(Recorded data)
start

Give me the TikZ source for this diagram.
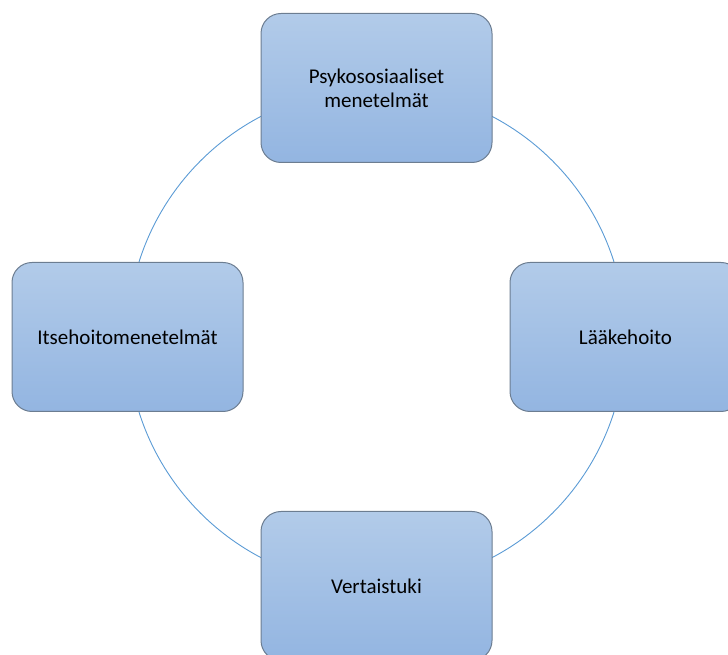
\documentclass[tikz,border=0pt]{standalone}
\usepackage{fontspec}
\setmainfont{Carlito}
\usepackage{xcolor}
\usepackage{tikz}
\definecolor{boxTop}{HTML}{B2CBE9}
\definecolor{boxBottom}{HTML}{93B5E1}
\definecolor{boxBorder}{HTML}{6C7D91}
\definecolor{ringLine}{HTML}{5B9BD5}
\newcommand{\hoitoNode}[4]{
	\node[hoitoBox] (#1) at (#2, #3) {#4};
}
\tikzset{
	hoitoBox/.style = {draw = boxBorder, line width = 1pt, rounded corners = 20pt, top color = boxTop, bottom color = boxBottom, minimum width = 231pt, minimum height = 149pt, align = center, font = \fontsize{21}{24}\selectfont, inner sep = 0pt}
}

\begin{document}
\begin{tikzpicture}[x = 1pt, y = 1pt]%

		\useasboundingbox (0, 0) rectangle (728, 655);

		% ring
		\coordinate (keskus) at (376.5, 318);
		\draw[ringLine, line width = 0.9pt] (keskus) circle (249);

		% top and bottom
		\hoitoNode{psyko}{376.5}{567}{Psykososiaaliset\\menetelmät}
		\hoitoNode{vertais}{376.5}{69}{Vertaistuki}

		% left and right
		\hoitoNode{itse}{127.5}{318}{Itsehoitomenetelmät}
		\hoitoNode{laake}{625.5}{318}{Lääkehoito}

	\end{tikzpicture}
\end{document}
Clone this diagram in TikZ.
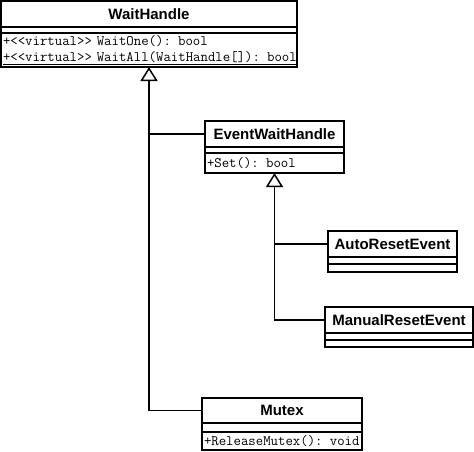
\documentclass[tikz,border=0pt]{standalone}
\usepackage{fontspec}
\newfontfamily\classfont{Liberation Sans}
\usetikzlibrary{arrows.meta}

\tikzset{
  box/.style={draw, line width=1.5pt, anchor=north west, inner sep=0pt, outer sep=0pt},
  classname/.style={box, font=\classfont\bfseries\fontsize{15}{17}\selectfont},
  opsbox/.style={box, font=\ttfamily\fontsize{14.4}{16}\selectfont, align=left, inner xsep=2pt},
  link/.style={line width=1.5pt},
  gen/.style={link, -{Triangle[open, length=14pt, width=17pt]}},
}

\begin{document}
\begin{tikzpicture}[x=1pt, y=-1pt]

    % 1. Fix the page to the reference size
    \useasboundingbox (0,0) rectangle (474,451);

    % 2. Base class WaitHandle
    \node [classname, minimum width=296pt, minimum height=26pt] (wh) at (1,1) {WaitHandle};
    \node [box, minimum width=296pt, minimum height=6pt] (wh-a) at (wh.south west) {};
    \node [opsbox, text width=292pt, minimum height=34pt] (wh-m) at (wh-a.south west)
        {+<{}<virtual>{}> WaitOne(): bool\\\underline{+<{}<virtual>{}> WaitAll(WaitHandle[]): bool}};

    % 3. EventWaitHandle
    \node [classname, minimum width=139pt, minimum height=26pt] (ewh) at (205,121) {EventWaitHandle};
    \node [box, minimum width=139pt, minimum height=6pt] (ewh-a) at (ewh.south west) {};
    \node [opsbox, text width=135pt, minimum height=20pt] (ewh-m) at (ewh-a.south west) {+Set(): bool};

    % 4. AutoResetEvent (empty compartments)
    \node [classname, minimum width=129pt, minimum height=26pt] (are) at (328,231) {AutoResetEvent};
    \node [box, minimum width=129pt, minimum height=7pt] (are-a) at (are.south west) {};
    \node [box, minimum width=129pt, minimum height=8pt] (are-m) at (are-a.south west) {};

    % 5. ManualResetEvent (empty compartments)
    \node [classname, minimum width=148pt, minimum height=26pt] (mre) at (325,307) {ManualResetEvent};
    \node [box, minimum width=148pt, minimum height=7pt] (mre-a) at (mre.south west) {};
    \node [box, minimum width=148pt, minimum height=7pt] (mre-m) at (mre-a.south west) {};

    % 6. Mutex
    \node [classname, minimum width=160pt, minimum height=25pt] (mtx) at (202,398) {Mutex};
    \node [box, minimum width=160pt, minimum height=9pt] (mtx-a) at (mtx.south west) {};
    \node [opsbox, text width=156pt, minimum height=18pt] (mtx-m) at (mtx-a.south west) {+ReleaseMutex(): void};

    % 7. Generalisations to WaitHandle
    \draw [gen] (mtx.west) -| (wh-m.south);
    \draw [link] (ewh.west) -- (ewh.west -| wh-m.south);

    % 8. Generalisations to EventWaitHandle
    \draw [gen] (mre.west) -| (ewh-m.south);
    \draw [link] (are.west) -- (are.west -| ewh-m.south);

\end{tikzpicture}
\end{document}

end

**The request:**
Spot every line that holds "this" and copy it.

**Task solution:**
Give me the TikZ source for this diagram.
Clone this diagram in TikZ.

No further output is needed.